How it Looks from the Bleachers
I think there is close to unanimous agreement that the certified question should be answered in the negative, but answered carefully. I think the Court is likely to be clear that any past mention of section 876 was neither an adoption nor a rejection of that section, but merely an acknowledgement that the elements weren’t met in the particulars of those cases. The Court is also likely to phrase its answer carefully enough to make it clear that it is not rejecting section 876, just not finding it under the “applicable circumstances, “ (as asked). It is quite possible that the “crackerjack case” Justice Pfeifer suggested might come along, and the Court would then adopt section 876.
Given all the questioning about the common law, and the fact that I teach torts, it is worth a mention that back in the day when joint and several liability reigned supreme, it was a well-established common law principle that those who act in concert to injure a plaintiff (like two drag racers, for example) would have been jointly and severally liable for the plaintiff’s damages.
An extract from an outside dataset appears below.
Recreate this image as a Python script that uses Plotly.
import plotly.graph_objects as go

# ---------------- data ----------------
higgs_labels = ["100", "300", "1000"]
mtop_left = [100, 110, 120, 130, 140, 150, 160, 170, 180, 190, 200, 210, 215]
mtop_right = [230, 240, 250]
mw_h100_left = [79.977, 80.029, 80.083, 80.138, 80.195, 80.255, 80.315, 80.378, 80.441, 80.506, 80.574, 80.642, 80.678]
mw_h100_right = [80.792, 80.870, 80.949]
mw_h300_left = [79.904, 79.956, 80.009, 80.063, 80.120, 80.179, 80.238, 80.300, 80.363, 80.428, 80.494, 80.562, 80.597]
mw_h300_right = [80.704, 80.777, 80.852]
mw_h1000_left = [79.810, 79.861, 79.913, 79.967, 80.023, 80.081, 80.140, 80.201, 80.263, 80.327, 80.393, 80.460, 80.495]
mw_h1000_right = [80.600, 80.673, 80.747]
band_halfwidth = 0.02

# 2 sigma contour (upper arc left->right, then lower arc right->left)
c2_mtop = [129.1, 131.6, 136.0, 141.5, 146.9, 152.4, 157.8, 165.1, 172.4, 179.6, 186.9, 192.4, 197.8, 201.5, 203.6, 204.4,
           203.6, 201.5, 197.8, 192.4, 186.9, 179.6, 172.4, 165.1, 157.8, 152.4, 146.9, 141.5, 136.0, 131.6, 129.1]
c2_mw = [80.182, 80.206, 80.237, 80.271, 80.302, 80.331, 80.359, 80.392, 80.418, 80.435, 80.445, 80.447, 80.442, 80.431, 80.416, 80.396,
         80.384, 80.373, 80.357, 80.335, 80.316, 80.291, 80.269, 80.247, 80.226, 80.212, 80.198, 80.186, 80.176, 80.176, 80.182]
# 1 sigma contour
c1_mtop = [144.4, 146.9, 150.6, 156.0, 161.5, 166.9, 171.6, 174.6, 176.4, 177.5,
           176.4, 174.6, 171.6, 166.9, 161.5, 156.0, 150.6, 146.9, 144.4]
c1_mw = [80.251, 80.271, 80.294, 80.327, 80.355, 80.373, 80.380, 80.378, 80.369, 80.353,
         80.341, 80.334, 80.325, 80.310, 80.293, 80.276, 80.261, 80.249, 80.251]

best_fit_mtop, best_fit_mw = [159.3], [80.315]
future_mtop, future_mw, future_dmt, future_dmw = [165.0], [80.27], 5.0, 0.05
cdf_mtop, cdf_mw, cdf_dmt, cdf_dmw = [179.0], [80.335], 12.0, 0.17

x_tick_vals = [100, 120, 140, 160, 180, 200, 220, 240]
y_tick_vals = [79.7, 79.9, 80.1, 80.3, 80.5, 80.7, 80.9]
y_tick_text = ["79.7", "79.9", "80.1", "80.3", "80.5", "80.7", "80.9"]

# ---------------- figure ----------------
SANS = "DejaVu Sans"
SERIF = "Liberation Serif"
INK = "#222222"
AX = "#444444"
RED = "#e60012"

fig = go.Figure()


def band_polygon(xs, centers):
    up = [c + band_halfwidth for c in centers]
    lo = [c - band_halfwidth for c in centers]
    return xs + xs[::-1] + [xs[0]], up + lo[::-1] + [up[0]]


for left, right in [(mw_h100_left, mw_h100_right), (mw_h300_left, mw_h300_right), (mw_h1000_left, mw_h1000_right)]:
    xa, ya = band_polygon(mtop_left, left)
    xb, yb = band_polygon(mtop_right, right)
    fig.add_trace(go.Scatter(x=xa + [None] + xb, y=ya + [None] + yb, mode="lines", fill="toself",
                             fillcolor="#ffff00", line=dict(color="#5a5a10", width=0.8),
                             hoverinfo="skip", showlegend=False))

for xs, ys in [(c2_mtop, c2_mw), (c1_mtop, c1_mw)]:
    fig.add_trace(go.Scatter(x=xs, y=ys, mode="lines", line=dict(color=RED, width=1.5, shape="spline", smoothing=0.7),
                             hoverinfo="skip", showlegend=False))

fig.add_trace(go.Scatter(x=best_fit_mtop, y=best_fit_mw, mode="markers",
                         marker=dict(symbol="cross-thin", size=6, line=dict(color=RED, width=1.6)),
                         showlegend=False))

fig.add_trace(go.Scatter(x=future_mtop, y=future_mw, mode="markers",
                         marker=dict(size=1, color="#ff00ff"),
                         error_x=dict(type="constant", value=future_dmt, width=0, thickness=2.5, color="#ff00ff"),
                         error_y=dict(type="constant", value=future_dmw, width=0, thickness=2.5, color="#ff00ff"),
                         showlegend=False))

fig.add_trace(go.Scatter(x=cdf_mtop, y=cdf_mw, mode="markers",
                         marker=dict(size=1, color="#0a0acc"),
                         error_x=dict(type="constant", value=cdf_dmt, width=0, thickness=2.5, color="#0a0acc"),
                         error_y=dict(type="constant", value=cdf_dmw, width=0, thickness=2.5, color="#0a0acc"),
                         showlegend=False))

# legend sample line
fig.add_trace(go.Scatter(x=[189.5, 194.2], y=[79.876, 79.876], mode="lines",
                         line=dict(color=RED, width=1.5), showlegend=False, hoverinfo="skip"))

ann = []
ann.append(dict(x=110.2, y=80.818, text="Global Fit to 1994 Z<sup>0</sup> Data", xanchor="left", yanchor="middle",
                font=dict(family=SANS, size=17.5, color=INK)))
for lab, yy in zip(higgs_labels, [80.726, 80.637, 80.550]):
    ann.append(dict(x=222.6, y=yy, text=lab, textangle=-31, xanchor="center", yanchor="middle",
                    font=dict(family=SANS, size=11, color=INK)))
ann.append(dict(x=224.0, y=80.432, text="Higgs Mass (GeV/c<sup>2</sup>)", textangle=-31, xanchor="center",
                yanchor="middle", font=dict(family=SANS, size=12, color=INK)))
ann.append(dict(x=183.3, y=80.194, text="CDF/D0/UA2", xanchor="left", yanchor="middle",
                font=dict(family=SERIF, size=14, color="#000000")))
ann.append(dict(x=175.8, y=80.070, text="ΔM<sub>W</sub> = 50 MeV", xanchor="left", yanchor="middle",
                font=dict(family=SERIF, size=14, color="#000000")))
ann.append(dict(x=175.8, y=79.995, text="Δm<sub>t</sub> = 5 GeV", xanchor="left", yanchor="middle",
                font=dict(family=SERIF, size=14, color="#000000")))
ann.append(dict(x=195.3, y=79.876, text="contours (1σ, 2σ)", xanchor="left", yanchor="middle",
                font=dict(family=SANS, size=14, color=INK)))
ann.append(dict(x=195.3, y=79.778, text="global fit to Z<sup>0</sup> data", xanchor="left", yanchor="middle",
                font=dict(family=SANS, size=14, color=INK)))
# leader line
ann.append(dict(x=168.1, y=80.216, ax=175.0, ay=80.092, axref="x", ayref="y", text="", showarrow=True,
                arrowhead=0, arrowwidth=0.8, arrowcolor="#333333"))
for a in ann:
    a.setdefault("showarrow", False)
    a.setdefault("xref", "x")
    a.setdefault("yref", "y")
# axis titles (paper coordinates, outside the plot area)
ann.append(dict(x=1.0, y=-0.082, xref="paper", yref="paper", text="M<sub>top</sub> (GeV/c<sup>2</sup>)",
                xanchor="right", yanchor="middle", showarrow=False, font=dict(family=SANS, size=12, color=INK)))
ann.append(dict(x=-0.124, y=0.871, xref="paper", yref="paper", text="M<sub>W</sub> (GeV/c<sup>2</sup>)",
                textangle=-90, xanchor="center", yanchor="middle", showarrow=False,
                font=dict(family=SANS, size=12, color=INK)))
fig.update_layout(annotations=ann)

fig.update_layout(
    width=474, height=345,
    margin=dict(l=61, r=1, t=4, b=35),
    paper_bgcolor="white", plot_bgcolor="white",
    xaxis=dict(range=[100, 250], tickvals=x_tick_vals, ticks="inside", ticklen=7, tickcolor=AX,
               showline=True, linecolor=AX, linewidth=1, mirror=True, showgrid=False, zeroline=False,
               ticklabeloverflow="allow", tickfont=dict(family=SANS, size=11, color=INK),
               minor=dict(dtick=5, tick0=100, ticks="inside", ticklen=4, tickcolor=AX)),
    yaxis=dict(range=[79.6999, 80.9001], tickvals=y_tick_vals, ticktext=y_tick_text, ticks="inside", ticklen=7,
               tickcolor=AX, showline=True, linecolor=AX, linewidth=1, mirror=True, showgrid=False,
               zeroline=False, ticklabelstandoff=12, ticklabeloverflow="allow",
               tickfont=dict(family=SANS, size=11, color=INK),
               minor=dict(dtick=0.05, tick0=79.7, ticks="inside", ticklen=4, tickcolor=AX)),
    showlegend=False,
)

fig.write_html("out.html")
Here’s student contributor Greg Kendall’s take:
The Court doesn’t share the appellant’s sense of urgency regarding the adoption of Section 876, and appears to be skeptical that an explicit adoption would be necessary. The justices also seem to be unclear as to how the causes of action defined in Section 876 are that different from what is currently available to plaintiffs under the common law in Ohio.